Question

Point charges of $$25.0 \mu \mathrm{C}$$ and $$45.0 \mu \mathrm{C}$$ are placed $$0.500 \mathrm{~m}$$ apart. (a) At what point along the line between them is the electric field zero? (b) What is the electric field halfway between them?

Answer

## Question1.a:

**step1 Understand Electric Field and Its Direction**

The electric field is a region around a charged particle where a force would be exerted on other charged particles. For a positive point charge, the electric field lines point radially outward from the charge. For a negative point charge, the electric field lines point radially inward toward the charge. The strength of the electric field ($$E$$) at a distance ($$r$$) from a point charge ($$q$$) is given by Coulomb's Law, where $$k$$ is Coulomb's constant.

$$E = \frac{k |q|}{r^2}$$

In this problem, both charges ($$q_1 = 25.0 \mu \mathrm{C}$$ and $$q_2 = 45.0 \mu \mathrm{C}$$) are positive. This means that at any point between them, the electric field ($$E_1$$) due to $$q_1$$ will point away from $$q_1$$ (towards $$q_2$$), and the electric field ($$E_2$$) due to $$q_2$$ will point away from $$q_2$$ (towards $$q_1$$). Therefore, the two fields will oppose each other.

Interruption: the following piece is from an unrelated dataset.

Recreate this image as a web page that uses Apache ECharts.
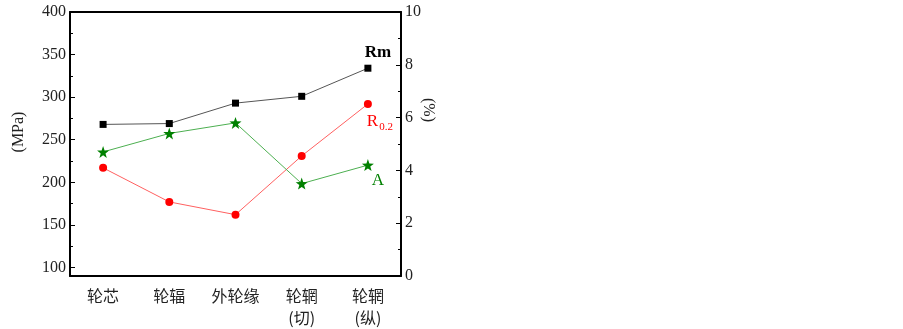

**step2 Set up the Equation for Zero Net Electric Field**

For the net electric field to be zero at a point between the two charges, the magnitudes of the electric fields created by each charge must be equal. Let $$x$$ be the distance from the first charge ($$q_1$$) where the electric field is zero. Then, the distance from the second charge ($$q_2$$) will be $$(d-x)$$, where $$d$$ is the total distance between the charges ($$0.500 \mathrm{~m}$$). We set the magnitudes of $$E_1$$ and $$E_2$$ equal to each other.

$$E_1 = E_2$$

$$\frac{k q_1}{x^2} = \frac{k q_2}{(d-x)^2}$$

We can cancel out the Coulomb's constant ($$k$$) from both sides and substitute the given values for $$q_1$$ and $$q_2$$ (remembering that $$1 \mu \mathrm{C} = 10^{-6} \mathrm{C}$$).

$$\frac{25.0 \times 10^{-6}}{x^2} = \frac{45.0 \times 10^{-6}}{(0.500-x)^2}$$

Simplifying the equation by canceling out the $$10^{-6}$$ term:

$$\frac{25}{x^2} = \frac{45}{(0.500-x)^2}$$

**step3 Solve for the Position**

To solve for $$x$$, we can take the square root of both sides of the equation. Since $$x$$ must be a positive distance and less than $$d$$, we consider the positive square roots.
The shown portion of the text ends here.